Motions Filed by Plaintiffs
The court also addressed various motions filed by the plaintiffs, noting that many of them did not conform to the requirements set forth by the Federal Rules of Civil Procedure or the Local Rules. For example, plaintiffs filed motions for default judgment and other procedural requests that lacked proper notice or failed to comply with necessary legal standards, such as the requirement for establishing a defendant's default prior to seeking a default judgment. The judge emphasized that default judgment is a two-step process, necessitating both the entry of default and a subsequent motion for judgment, which the plaintiffs had not appropriately followed. Additionally, the court found that some motions sought actions based on misunderstandings of the court's authority or procedural norms, such as a motion claiming that court officials should be detained. In light of these deficiencies, the judge denied the motions without prejudice, allowing the plaintiffs the opportunity to refile in compliance with the rules.

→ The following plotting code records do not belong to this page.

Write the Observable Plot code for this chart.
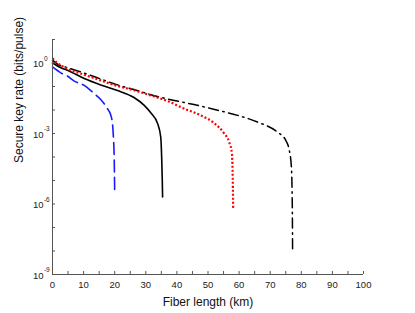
<!DOCTYPE html>
<html>
<head>
<meta charset="utf-8">
<script src="https://cdn.jsdelivr.net/npm/d3@7"></script>
<script src="https://cdn.jsdelivr.net/npm/@observablehq/plot@0.6"></script>
<style>
  html, body { margin: 0; padding: 0; background: #fff; }
</style>
</head>
<body>
<div id="chart"></div>
<script>
// ---- data ----
const blueKm   = [0, 2.7, 4.8, 7.0, 10.2, 13.4, 15.5, 17.7, 18.7, 19.3, 19.6, 19.85, 20.0];
const blueRate = [0.68, 0.38, 0.28, 0.17, 0.112, 0.05, 0.0282, 0.0112, 6.3e-3, 2.5e-3, 6.3e-4, 7.9e-5, 2.75e-6];

const blackKm   = [0, 2.7, 4.8, 10.2, 15.5, 20.9, 26.2, 29.5, 31.6, 33.8, 34.8, 35.1, 35.3, 35.4];
const blackRate = [1.0, 0.631, 0.49, 0.219, 0.117, 0.0676, 0.0339, 0.0158, 7.6e-3, 2.63e-3, 7.08e-4, 1e-4, 1e-5, 2.0e-6];

const redKm   = [0, 1.6, 4.8, 10.2, 15.5, 20.9, 26.2, 31.6, 37.0, 42.3, 47.7, 51.9, 55.2, 56.8, 57.7, 57.9, 58.1];
const redRate = [1.58, 1.0, 0.575, 0.316, 0.182, 0.105, 0.0692, 0.0417, 0.024, 0.0115, 5.89e-3, 2.82e-3, 1e-3, 4.37e-4, 1.38e-4, 2.69e-5, 5.75e-7];

const dashDotKm   = [0, 1.6, 4.8, 10.2, 15.5, 20.9, 26.2, 31.6, 38.0, 45.5, 53.1, 59.5, 65.9, 72.3, 75.0, 76.1, 76.8, 77.1, 77.2];
const dashDotRate = [1.32, 0.89, 0.63, 0.372, 0.209, 0.117, 0.0741, 0.0447, 0.0275, 0.017, 9.77e-3, 5.89e-3, 3.09e-3, 1.15e-3, 5.13e-4, 2.04e-4, 3.98e-5, 1e-6, 9.1e-9];

const xTickLabels = [0, 10, 20, 30, 40, 50, 60, 70, 80, 90, 100];
const xMinorTicks = [0, 5, 10, 15, 20, 25, 30, 35, 40, 45, 50, 55, 60, 65, 70, 75, 80, 85, 90, 95, 100];
const yTickLabels = [1e0, 1e-3, 1e-6, 1e-9];
const yTickExponents = ["0", "-3", "-6", "-9"];
const yMinorTicks = [1e1, 1e0, 1e-1, 1e-2, 1e-3, 1e-4, 1e-5, 1e-6, 1e-7, 1e-8, 1e-9];

const xTitle = "Fiber length (km)";
const yTitle = "Secure key rate (bits/pulse)";

// ---- layout ----
const W = 415, H = 313;
const mL = 52, mR = 52, mT = 39, mB = 39;
const plotW = W - mL - mR, plotH = H - mT - mB;
const font = "Liberation Sans, Arial, Helvetica, sans-serif";
const axisColor = "#555";

const toRows = (km, rate) => km.map((k, i) => ({km: k, rate: rate[i]}));
const blue = toRows(blueKm, blueRate);
const black = toRows(blackKm, blackRate);
const red = toRows(redKm, redRate);
const dashDot = toRows(dashDotKm, dashDotRate);

const chart = Plot.plot({
  width: W, height: H,
  marginLeft: mL, marginRight: mR, marginTop: mT, marginBottom: mB,
  style: {fontFamily: font, background: "#fff", overflow: "visible"},
  x: {domain: [0, 100], axis: null},
  y: {type: "log", domain: [1e-9, 1e1], axis: null},
  marks: [
    // curves
    Plot.line(dashDot, {x: "km", y: "rate", stroke: "#000", strokeWidth: 1.5, strokeDasharray: "10,4.5,1.5,4.5", curve: "monotone-x"}),
    Plot.line(black, {x: "km", y: "rate", stroke: "#000", strokeWidth: 1.6, curve: "monotone-x"}),
    Plot.line(blue, {x: "km", y: "rate", stroke: "#1a1aff", strokeWidth: 1.6, strokeDasharray: "12,5.5", curve: "monotone-x"}),
    Plot.line(red, {x: "km", y: "rate", stroke: "#ff0000", strokeWidth: 2.2, strokeDasharray: "2,2", strokeLinecap: "butt", curve: "monotone-x"}),
    // axis lines
    Plot.ruleX([0], {stroke: axisColor, strokeWidth: 1}),
    Plot.ruleY([1e-9], {stroke: axisColor, strokeWidth: 1}),
    // inward ticks
    Plot.ruleX(xMinorTicks, {x: d => d, insetTop: plotH - 3, stroke: axisColor}),
    Plot.ruleY(yMinorTicks, {y: d => d, insetRight: plotW - 3, stroke: axisColor}),
    // x tick labels
    Plot.text(xTickLabels, {x: d => d, text: d => String(d), frameAnchor: "bottom", dy: 13, fontSize: 9.5, fill: "#222"}),
    // y tick labels: base and exponent
    Plot.text(yTickLabels, {y: d => d, text: () => "10", frameAnchor: "left", textAnchor: "end", dx: -9, dy: 1, fontSize: 9.5, fill: "#222"}),
    Plot.text(yTickLabels, {y: d => d, text: (d, i) => yTickExponents[i], frameAnchor: "left", textAnchor: "start", dx: -8.6, dy: -4.5, fontSize: 6.5, fill: "#222"}),
    // axis titles
    Plot.text([xTitle], {frameAnchor: "bottom", dy: 31, fontSize: 12, fill: "#111"}),
    Plot.text([yTitle], {frameAnchor: "left", rotate: -90, dx: -33.5, dy: 6, fontSize: 12, fill: "#111"})
  ]
});
document.getElementById("chart").appendChild(chart);
</script>
</body>
</html>
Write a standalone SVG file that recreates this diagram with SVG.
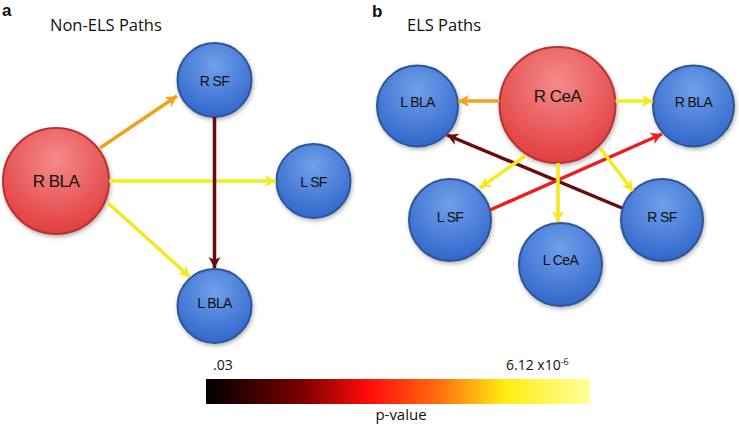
<svg xmlns="http://www.w3.org/2000/svg" width="739" height="425" viewBox="0 0 739 425">
<style>
text{font-family:"Liberation Sans",Arial,sans-serif;fill:#111}
.blue{fill:url(#gBlue);stroke:#2f5597;stroke-width:2}
.red{fill:url(#gRed);stroke:#b83232;stroke-width:2}
.lbl{font-size:14px;text-anchor:middle;letter-spacing:-0.6px}
.big{font-size:17px;text-anchor:middle;letter-spacing:-0.5px}
.title{font-family:"Open Sans","Liberation Sans",sans-serif;font-size:16.5px}
.pl{font-family:"Liberation Sans",Arial,sans-serif;font-weight:bold;font-size:17px}
.leg{font-family:"Open Sans","Liberation Sans",sans-serif;font-size:14px}
.c{fill:none;stroke-width:3.5}
</style>
<defs>
<radialGradient id="gBlue" cx="0.5" cy="0.3" r="0.75">
<stop offset="0" stop-color="#6fa0ea"/><stop offset="1" stop-color="#2e63c9"/>
</radialGradient>
<radialGradient id="gRed" cx="0.5" cy="0.3" r="0.75">
<stop offset="0" stop-color="#f58a8a"/><stop offset="1" stop-color="#e0393a"/>
</radialGradient>
<linearGradient id="gBar" x1="0" x2="1" y1="0" y2="0">
<stop offset="0" stop-color="#000"/><stop offset="0.25" stop-color="#7a0000"/><stop offset="0.42" stop-color="#ff0a0a"/><stop offset="0.6" stop-color="#ff6a10"/><stop offset="0.78" stop-color="#ffee10"/><stop offset="1" stop-color="#ffffa0"/>
</linearGradient>
<filter id="sh" x="-20%" y="-20%" width="150%" height="150%"><feDropShadow dx="1" dy="2" stdDeviation="2" flood-color="#000" flood-opacity="0.3"/></filter>
<marker id="mO" markerUnits="userSpaceOnUse" markerWidth="14" markerHeight="14" refX="11" refY="6.5" orient="auto"><path d="M0,0.5 L11,6.5 L0,12.5 L3,6.5 z" fill="#f0a21f"/></marker>
<marker id="mY" markerUnits="userSpaceOnUse" markerWidth="14" markerHeight="14" refX="11" refY="6.5" orient="auto"><path d="M0,0.5 L11,6.5 L0,12.5 L3,6.5 z" fill="#f2ea1c"/></marker>
<marker id="mD" markerUnits="userSpaceOnUse" markerWidth="14" markerHeight="14" refX="11" refY="6.5" orient="auto"><path d="M0,0.5 L11,6.5 L0,12.5 L3,6.5 z" fill="#6a0b0b"/></marker>
<marker id="mR" markerUnits="userSpaceOnUse" markerWidth="14" markerHeight="14" refX="11" refY="6.5" orient="auto"><path d="M0,0.5 L11,6.5 L0,12.5 L3,6.5 z" fill="#ee1c1c"/></marker>
</defs>
<rect width="739" height="425" fill="#fff"/>
<text class="pl" x="2" y="16">a</text>
<text class="title" x="50" y="31">Non-ELS Paths</text>
<text class="pl" x="372" y="17">b</text>
<text class="title" x="407" y="31">ELS Paths</text>

<g id="nodes-a">
<g id="a-RBLA"><circle class="red" filter="url(#sh)" cx="56" cy="181" r="53"/><text class="big" x="56" y="187">R BLA</text></g>
<g id="a-RSF"><circle class="blue" filter="url(#sh)" cx="214.5" cy="80" r="37"/><text class="lbl" x="214.5" y="86">R SF</text></g>
<g id="a-LSF"><circle class="blue" filter="url(#sh)" cx="313.5" cy="181" r="37"/><text class="lbl" x="313.5" y="187">L SF</text></g>
<g id="a-LBLA"><circle class="blue" filter="url(#sh)" cx="214.5" cy="306" r="37"/><text class="lbl" x="214.5" y="308">L BLA</text></g>
</g>
<g id="nodes-b">
<g id="b-RCeA"><circle class="red" filter="url(#sh)" cx="557.5" cy="105" r="58"/><text class="big" x="557.5" y="102">R CeA</text></g>
<g id="b-LBLA"><circle class="blue" filter="url(#sh)" cx="417.5" cy="106" r="40.5"/><text class="lbl" x="417.5" y="107">L BLA</text></g>
<g id="b-RBLA"><circle class="blue" filter="url(#sh)" cx="693.5" cy="106" r="40.5"/><text class="lbl" x="693.5" y="107">R BLA</text></g>
<g id="b-LSF"><circle class="blue" filter="url(#sh)" cx="450" cy="220" r="41"/><text class="lbl" x="450" y="222">L SF</text></g>
<g id="b-LCeA"><circle class="blue" filter="url(#sh)" cx="560.5" cy="264.5" r="41.5"/><text class="lbl" x="560.5" y="265">L CeA</text></g>
<g id="b-RSF"><circle class="blue" filter="url(#sh)" cx="662" cy="220" r="41"/><text class="lbl" x="662" y="222">R SF</text></g>
</g>

<g id="connectors">
<line class="c" x1="100" y1="148" x2="177" y2="96" stroke="#f0a21f" marker-end="url(#mO)"/>
<line class="c" x1="109" y1="181" x2="276" y2="181" stroke="#f2ea1c" marker-end="url(#mY)"/>
<line class="c" x1="108" y1="203" x2="190" y2="277" stroke="#f2ea1c" marker-end="url(#mY)"/>
<line class="c" x1="214.5" y1="117" x2="214.5" y2="268" stroke="#6a0b0b" marker-end="url(#mD)"/>

<line class="c" x1="622" y1="208" x2="447" y2="135" stroke="#6a0b0b" marker-end="url(#mD)"/>
<line class="c" x1="490" y1="210" x2="662" y2="134" stroke="#ee1c1c" marker-end="url(#mR)"/>
<line class="c" x1="499.5" y1="101" x2="458" y2="101" stroke="#f0a21f" marker-end="url(#mO)"/>
<line class="c" x1="615.5" y1="101" x2="653" y2="101" stroke="#f2ea1c" marker-end="url(#mY)"/>
<line class="c" x1="525" y1="156" x2="480" y2="188" stroke="#f2ea1c" marker-end="url(#mY)"/>
<line class="c" x1="558" y1="163" x2="558" y2="222" stroke="#f2ea1c" marker-end="url(#mY)"/>
<line class="c" x1="600" y1="148" x2="633" y2="191" stroke="#f2ea1c" marker-end="url(#mY)"/>
</g>

<g id="legend">
<rect x="206" y="379" width="384" height="25" fill="url(#gBar)"/>
<text class="leg" x="213" y="370">.03</text>
<text class="leg" x="506" y="370">6.12 x10<tspan dy="-5" font-size="9">-6</tspan></text>
<text class="leg" x="401" y="420" text-anchor="middle" style="font-size:15px">p-value</text>
</g>
</svg>
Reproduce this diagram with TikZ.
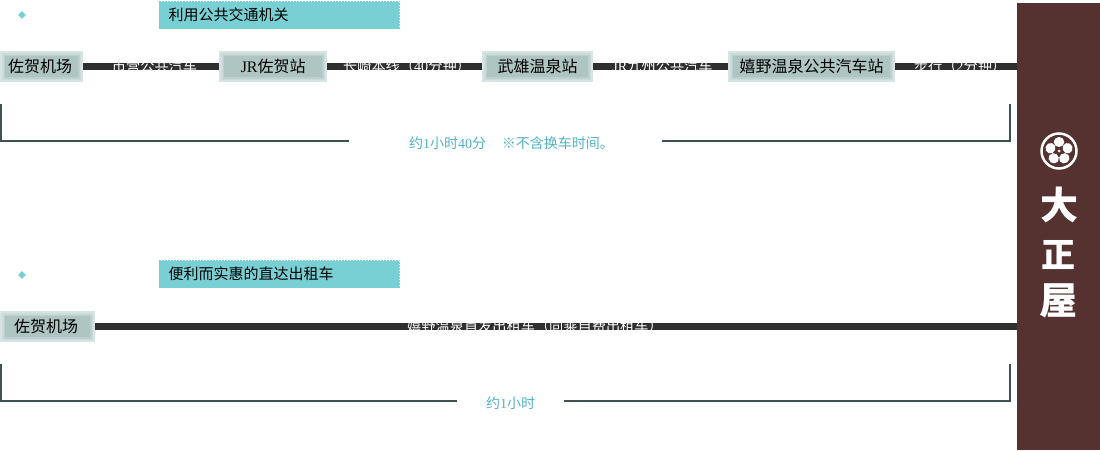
\documentclass[tikz,border=0pt]{standalone}
\usepackage{fontspec}
\setmainfont{Liberation Serif}
\newfontfamily\cjk{Noto Sans CJK SC}
\newfontfamily\logofont{Noto Sans CJK JP}
\usetikzlibrary{shapes.geometric}
\definecolor{headcol}{HTML}{78D0D4}
\definecolor{barcol}{HTML}{2F2F2F}
\definecolor{panelcol}{HTML}{553230}
\definecolor{bracketcol}{HTML}{3F5152}
\definecolor{notecol}{HTML}{4FB2C8}
\definecolor{stationcol}{HTML}{AEC5C2}
\definecolor{stationa}{HTML}{D6E5E4}
\definecolor{stationb}{HTML}{CADBD9}
\definecolor{stationc}{HTML}{BCD0CE}
\newcommand{\lat}[1]{{\rmfamily #1}}
\tikzset{
    x=1pt, y=-1pt,
    headbox/.style={anchor=north west, fill=headcol, draw=white, dotted, line width=1pt,
        minimum height=28pt, text width=221pt, inner xsep=10pt, inner ysep=0pt, align=left,
        font=\cjk\fontsize{15}{15}\selectfont},
    marker/.style={diamond, fill=headcol, inner sep=0pt, minimum size=8pt},
    stationbox/.style={anchor=west, inner sep=0pt, minimum height=31pt, minimum width=#1,
        fill=stationa, font=\cjk\fontsize{16}{16}\selectfont,
        path picture={
            \foreach \d/\c in {2/stationb, 3.5/stationc, 5/stationcol}
                \fill[\c] ([xshift=\d pt, yshift=\d pt]path picture bounding box.south west)
                    rectangle ([xshift=-\d pt, yshift=-\d pt]path picture bounding box.north east);
        }},
    railbar/.style={draw=barcol, line width=7pt},
    barlabel/.style={text=white, inner sep=0pt, font=\cjk\fontsize{14.2}{14.2}\selectfont},
    bracket/.style={draw=bracketcol, line width=2pt},
    note/.style={text=notecol, inner sep=0pt, font=\cjk\fontsize{14}{14}\selectfont},
}
\begin{document}
\begin{tikzpicture}
    \useasboundingbox (0,0) rectangle (1100,450);

    % Side panel with crest and name
    \node[anchor=north west, fill=panelcol, inner sep=0pt, minimum width=83pt, minimum height=447pt] (panel) at (1017,3) {};
    \coordinate (crest) at (1059,151);
    \draw[white, line width=2.5pt] (crest) circle (17.5);
    \foreach \a in {90,162,234,306,18}
        \fill[white, rotate around={\a:(crest)}] ([xshift=9pt]crest) ellipse (5 and 5.3);
    \fill[panelcol] (crest) circle (3.2);
    \fill[white] (crest) circle (1.5);
    \node[text=white, inner sep=0pt, font=\logofont\bfseries\fontsize{38}{38}\selectfont] (logoa) at (1059,205) {大};
    \node[text=white, inner sep=0pt, font=\logofont\bfseries\fontsize{34}{34}\selectfont] (logob) at (1058,255) {正};
    \node[text=white, inner sep=0pt, font=\logofont\bfseries\fontsize{38}{38}\selectfont] (logoc) at (1058,300.5) {屋};

    % Public transport route
    \node[marker] (marka) at (22,15) {};
    \node[headbox] (heada) at (158,0.5) {利用公共交通机关};
    \node[stationbox=83pt] (airporta) at (0,66.5) {佐贺机场\kern3pt};
    \node[stationbox=108pt] (saga) at (219,66.5) {\lat{JR}佐贺站};
    \node[stationbox=111pt] (takeo) at (482,66.5) {武雄温泉站};
    \node[stationbox=167pt] (ureshino) at (728,66.5) {嬉野温泉公共汽车站};
    \coordinate (enda) at (airporta.east -| panel.west);
    \foreach \p/\q in {airporta/saga, saga/takeo, takeo/ureshino}
        \draw[railbar] (\p.east) -- (\q.west);
    \draw[railbar] (ureshino.east) -- (enda);

    % Bar labels only show inside the bar
    \begin{scope}
        \clip ([yshift=3.5pt]airporta.east) rectangle ([yshift=-3.5pt]enda);
        \node[barlabel] (busa) at (154.5,66) {市营公共汽车};
        \node[barlabel] (line) at (407,66) {长崎本线（\lat{40}分钟）};
        \node[barlabel] (busb) at (662.5,66) {\lat{JR}九州公共汽车};
        \node[barlabel] (walk) at (960,66) {步行（\lat{2}分钟）};
    \end{scope}

    % Time bracket
    \node[note, minimum width=313pt] (notea) at (505.5,141) {};
    \node[note] (notetexta) at (511.5,143) {约\lat{1}小时\lat{40}分\hspace{16pt}※不含换车时间。};
    \coordinate (lefta) at (1,104);
    \coordinate (righta) at (1010,104);
    \draw[bracket] (lefta) |- (notea.west);
    \draw[bracket] (righta) |- (notea.east);

    % Taxi route
    \node[marker] (markb) at (22,275) {};
    \node[headbox] (headb) at (158,259.5) {便利而实惠的直达出租车};
    \node[stationbox=95pt] (airportb) at (0,326.5) {佐贺机场\kern3pt};
    \coordinate (endb) at (airportb.east -| panel.west);
    \draw[railbar] (airportb.east) -- (endb);
    \begin{scope}
        \clip ([yshift=3.5pt]airportb.east) rectangle ([yshift=-3.5pt]endb);
        \node[barlabel] (taxi) at (535,326) {嬉野温泉首发出租车（同乘自费出租车）};
    \end{scope}

    % Time bracket
    \node[note, minimum width=107pt] (noteb) at (510.5,401) {};
    \node[note] (notetextb) at (510.5,403) {约\lat{1}小时};
    \coordinate (leftb) at (1,364);
    \coordinate (rightb) at (1010,364);
    \draw[bracket] (leftb) |- (noteb.west);
    \draw[bracket] (rightb) |- (noteb.east);

\end{tikzpicture}
\end{document}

Conclusion and Recommendations
Ultimately, the United States Magistrate Judge recommended granting the defendants' motions to dismiss and closing the case due to the plaintiffs' inability to state a viable claim. The judge concluded that the amended complaint did not meet the necessary legal standards for pleading and that the plaintiffs had failed to provide sufficient factual allegations to support their claims under the FDCPA and FCRA. Furthermore, the recommendation included a dismissal without leave to amend, as the judge found that further attempts to amend would be futile based on the plaintiffs' prior submissions. The judge's findings underscored the importance of providing clear, factual allegations in legal complaints to ensure that defendants are afforded fair notice of the claims against them. As a result, the court aimed to promote adherence to procedural standards to maintain the integrity of the judicial process.